With a little research, you’ll be on your way to knowing your printing needs

 

Greed

 

The next step is to make sure you purchase a printer with all the bells and whistles, right? It should include:

• Print • Copy • Scan • Fax

• Extra Paper Trays • Network Enabled • Mobile Ready • 2 Sided or Duplexing

• Color or Black & White

Everything! And a 3D printer on the side, please!

Seriously, there’s no point in getting printer features if you’re never going to leverage them. Reflect on what you want out of a printer, besides it being dependable and productive, and then go forth and find. You’ll likely spend a lot less than you initially thought.

Keep this in mind when buying a printer or any imaging device: Only two percent of office printing is performed on ledger size paper (11 x 17 inches). Machines offering nonstandard paper size tend to be far costlier than those with a limited 8.5 x 11 trays.

 

Lust

 

Watch out, because desire is still around. In printing, the yearning for color is the strongest of desires.

But do you need a color printer? Color prints cost 5 – 10 times more than a page printed in black and white.

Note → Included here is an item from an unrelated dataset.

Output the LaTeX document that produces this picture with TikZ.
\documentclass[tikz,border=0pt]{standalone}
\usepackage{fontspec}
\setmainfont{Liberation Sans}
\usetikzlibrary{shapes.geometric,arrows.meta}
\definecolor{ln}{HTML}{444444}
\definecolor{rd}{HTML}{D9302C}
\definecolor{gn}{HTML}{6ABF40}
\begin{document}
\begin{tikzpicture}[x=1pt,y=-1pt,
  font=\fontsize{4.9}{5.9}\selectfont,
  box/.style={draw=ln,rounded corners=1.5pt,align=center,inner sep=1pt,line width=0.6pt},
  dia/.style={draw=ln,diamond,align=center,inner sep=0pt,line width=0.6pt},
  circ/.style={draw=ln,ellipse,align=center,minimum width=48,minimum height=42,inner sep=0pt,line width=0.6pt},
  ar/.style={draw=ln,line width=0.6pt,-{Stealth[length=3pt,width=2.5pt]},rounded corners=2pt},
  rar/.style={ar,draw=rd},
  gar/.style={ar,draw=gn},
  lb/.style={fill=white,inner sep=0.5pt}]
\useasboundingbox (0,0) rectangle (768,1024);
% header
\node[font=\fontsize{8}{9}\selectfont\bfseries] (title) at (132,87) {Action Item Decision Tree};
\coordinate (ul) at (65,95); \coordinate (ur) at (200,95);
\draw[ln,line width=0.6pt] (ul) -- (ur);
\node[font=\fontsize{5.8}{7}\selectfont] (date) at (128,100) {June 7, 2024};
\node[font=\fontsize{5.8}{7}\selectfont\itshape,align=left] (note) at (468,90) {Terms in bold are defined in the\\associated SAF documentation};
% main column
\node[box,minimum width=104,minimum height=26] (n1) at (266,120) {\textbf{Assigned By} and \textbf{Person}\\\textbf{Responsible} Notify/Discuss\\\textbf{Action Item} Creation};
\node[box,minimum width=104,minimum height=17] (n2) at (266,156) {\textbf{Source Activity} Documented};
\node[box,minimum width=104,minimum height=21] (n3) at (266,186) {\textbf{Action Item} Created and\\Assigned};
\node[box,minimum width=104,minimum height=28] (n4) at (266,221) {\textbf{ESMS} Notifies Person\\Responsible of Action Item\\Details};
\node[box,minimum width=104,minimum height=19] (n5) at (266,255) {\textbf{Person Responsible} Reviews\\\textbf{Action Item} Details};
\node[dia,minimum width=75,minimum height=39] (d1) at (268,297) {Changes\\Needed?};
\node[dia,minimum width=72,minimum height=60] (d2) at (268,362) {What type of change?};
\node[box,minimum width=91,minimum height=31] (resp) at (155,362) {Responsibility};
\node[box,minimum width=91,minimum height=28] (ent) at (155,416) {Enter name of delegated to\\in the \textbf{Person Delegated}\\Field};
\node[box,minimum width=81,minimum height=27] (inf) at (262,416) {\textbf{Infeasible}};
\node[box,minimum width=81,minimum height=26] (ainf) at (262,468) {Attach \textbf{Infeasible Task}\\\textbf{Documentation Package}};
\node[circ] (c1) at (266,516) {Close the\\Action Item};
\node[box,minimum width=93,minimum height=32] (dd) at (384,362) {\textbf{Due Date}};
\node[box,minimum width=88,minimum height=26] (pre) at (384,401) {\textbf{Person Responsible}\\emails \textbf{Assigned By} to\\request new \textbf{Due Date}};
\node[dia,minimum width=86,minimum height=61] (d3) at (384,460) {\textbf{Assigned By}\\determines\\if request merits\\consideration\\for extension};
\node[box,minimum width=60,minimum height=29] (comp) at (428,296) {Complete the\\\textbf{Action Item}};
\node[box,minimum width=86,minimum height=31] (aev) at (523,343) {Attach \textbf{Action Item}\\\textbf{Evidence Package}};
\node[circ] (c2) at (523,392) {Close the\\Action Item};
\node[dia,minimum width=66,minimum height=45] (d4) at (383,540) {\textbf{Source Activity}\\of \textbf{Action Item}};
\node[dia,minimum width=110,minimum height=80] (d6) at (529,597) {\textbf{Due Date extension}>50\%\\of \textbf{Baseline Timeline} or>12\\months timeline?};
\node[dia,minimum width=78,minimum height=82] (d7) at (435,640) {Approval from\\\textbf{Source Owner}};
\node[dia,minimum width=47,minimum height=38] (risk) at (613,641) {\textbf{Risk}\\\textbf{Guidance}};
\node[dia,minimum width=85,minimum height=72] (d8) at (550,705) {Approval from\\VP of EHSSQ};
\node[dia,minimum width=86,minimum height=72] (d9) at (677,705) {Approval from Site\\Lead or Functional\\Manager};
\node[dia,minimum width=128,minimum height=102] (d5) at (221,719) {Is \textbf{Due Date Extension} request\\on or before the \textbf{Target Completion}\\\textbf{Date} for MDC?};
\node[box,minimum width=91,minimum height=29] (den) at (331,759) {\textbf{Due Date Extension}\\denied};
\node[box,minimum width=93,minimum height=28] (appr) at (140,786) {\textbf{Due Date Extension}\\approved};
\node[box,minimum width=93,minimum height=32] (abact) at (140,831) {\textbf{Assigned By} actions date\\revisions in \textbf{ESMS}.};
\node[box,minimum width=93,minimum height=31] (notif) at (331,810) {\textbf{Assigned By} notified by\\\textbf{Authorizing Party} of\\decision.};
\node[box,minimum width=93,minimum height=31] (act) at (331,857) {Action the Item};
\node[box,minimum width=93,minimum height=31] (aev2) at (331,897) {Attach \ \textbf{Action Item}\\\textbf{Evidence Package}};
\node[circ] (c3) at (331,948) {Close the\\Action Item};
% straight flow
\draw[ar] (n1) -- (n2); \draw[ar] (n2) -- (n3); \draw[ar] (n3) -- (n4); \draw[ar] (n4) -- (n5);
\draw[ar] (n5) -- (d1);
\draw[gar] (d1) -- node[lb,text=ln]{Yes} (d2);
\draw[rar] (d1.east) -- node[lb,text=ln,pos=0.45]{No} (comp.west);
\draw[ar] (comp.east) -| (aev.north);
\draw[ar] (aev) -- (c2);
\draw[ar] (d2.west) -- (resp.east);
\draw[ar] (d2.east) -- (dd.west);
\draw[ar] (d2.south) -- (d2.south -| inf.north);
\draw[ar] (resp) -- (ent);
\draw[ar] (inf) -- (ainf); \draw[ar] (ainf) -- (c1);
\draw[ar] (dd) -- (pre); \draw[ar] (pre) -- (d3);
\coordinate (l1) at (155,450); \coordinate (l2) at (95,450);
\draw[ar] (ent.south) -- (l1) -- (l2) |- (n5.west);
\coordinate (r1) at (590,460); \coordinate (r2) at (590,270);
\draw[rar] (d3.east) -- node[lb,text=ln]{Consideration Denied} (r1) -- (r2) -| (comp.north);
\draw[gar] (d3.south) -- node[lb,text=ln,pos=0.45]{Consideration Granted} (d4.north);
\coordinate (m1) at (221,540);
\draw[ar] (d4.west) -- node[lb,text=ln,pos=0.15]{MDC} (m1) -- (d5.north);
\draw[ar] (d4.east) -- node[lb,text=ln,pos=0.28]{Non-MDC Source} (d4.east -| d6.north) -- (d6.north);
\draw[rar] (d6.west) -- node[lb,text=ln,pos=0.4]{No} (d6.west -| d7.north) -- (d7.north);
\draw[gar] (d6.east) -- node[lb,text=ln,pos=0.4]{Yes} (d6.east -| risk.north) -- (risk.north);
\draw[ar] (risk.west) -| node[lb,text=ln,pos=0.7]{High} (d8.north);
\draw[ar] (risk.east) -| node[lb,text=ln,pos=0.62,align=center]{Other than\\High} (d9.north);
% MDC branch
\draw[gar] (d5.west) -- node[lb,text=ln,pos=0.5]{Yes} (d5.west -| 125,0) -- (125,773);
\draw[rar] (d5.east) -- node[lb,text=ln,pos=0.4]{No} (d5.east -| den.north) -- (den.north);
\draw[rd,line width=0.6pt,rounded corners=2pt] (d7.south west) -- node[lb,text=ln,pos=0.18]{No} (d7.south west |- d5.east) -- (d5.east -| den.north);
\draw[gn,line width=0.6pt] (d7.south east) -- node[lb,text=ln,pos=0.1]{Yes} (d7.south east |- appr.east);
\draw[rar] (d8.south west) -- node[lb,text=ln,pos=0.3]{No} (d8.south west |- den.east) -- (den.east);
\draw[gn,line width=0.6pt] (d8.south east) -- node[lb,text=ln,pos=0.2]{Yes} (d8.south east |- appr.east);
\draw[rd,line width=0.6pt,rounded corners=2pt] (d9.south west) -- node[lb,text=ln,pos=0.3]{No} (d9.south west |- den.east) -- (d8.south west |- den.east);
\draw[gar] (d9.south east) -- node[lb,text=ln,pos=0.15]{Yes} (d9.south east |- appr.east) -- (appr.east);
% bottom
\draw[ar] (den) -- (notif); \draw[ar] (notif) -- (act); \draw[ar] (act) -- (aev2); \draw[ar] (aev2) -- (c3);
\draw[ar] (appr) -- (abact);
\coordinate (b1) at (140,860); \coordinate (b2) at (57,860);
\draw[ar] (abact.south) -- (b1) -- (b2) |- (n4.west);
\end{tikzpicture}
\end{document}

If you’re in the legal or accounting field, perhaps a dependable laser printer with monochrome toner will satisfy all your business longings.

Also, black and white prints only require one cartridge while color printers require four different toners that are combined to produce an image. Black and white printers have fewer supplies to manage, fewer issues, and can just save you a lot of money.

But if you do require a color printer, make sure you understand the following deadly sin…

 

Gluttony

 

If you don’t have one yet, it’s a very good idea to implement a print policy before any new printers arrive. Why?  Ninety-percent of offices have no formal print policy in place, while two-thirds don’t tracktheir printing expenses. When paired with the reality that the average office worker prints 10,000 pages per year at the cost of about $725. In short, there’s a high chance that right now any business is gripped by a paper and ink bacchanalian. (And that includes wasteful (and lustful) use of color printing.)

Here some initiatives you can include in your print policy:

  • Reusing printed paper and enforcing paper-less meetings
  • Restricting color printing
  • Printing on two sides of a page for in-house docs
  • Print managed services that maintain printers and track every doc printed – demonstrated to reduce business costs by 20-30%

 

Envy

 

Sometimes envy is known as Fear of Missing Out (FOMO), and it’s widely exploitable by big brands and managed print providers. They will tell you that “everyone else” is employing large, bulky imaging devices. “You can have one too,” they’ll whisper in your ear, “if you just lease one of our machines.” What happens after you sign their long-term contract is that you’ll be locked into buying their expensive printer brand toner cartridges that cost up to 30% more than alternatives.

Don’t bite into this FOMO forbidden apple. By selecting a printer that can use premium-quality, toner-alternative cartridges, you will still be able to get the image quality at a fraction of the price.

We, of course, like to offer our no-cost printer programs, which gives you the flexibility for the right printer solutions without being locked down.

 

Wrath

 

Yes, you’ve learned how to choose a printer! Champagne is out, and the sound of high-fives fills the office (or at least your head).

Now it’s time to bring fire and brimstone upon your old printer that dared hinder your productivity, money, and patience. You sneer at your printer and say with your best English-villain accent, “Off you go to the dumpster or the dark inventory closet where you’ll be forgotten by the universe.”

As Yoda would say as if he saw you consumed by the printer Dark Side: “Fast, not so!”

To really exorcize all your deadly sins, the best option is to recycle your old printer. You don’t want your printer to join the more than 375 million empty ink and toner cartridges in landfills each year.

Here are several options to recycle printers:

eBay Giving Works

E-Cycling Central

PickupPlease.org

Dell Reconnect

Students Recycling Used Technology

Alternatively, Googling “E-Waste Collection Near Me” will lead to many recycling centers around you that will gladly take your old printer.

If you’re wondering about ink and toner cartridges, beyond recycling, a printing policy and managed print services will help you go greener – since you’re no longer a slave to gluttony – as well as considering remanufactured cartridges instead of big brand ones.

You’ve saved your business or home office’s soul, as well as helped planet earth. Life is good. Enjoy that champagne. Now you know the seven deadly sins and how to choose a printer.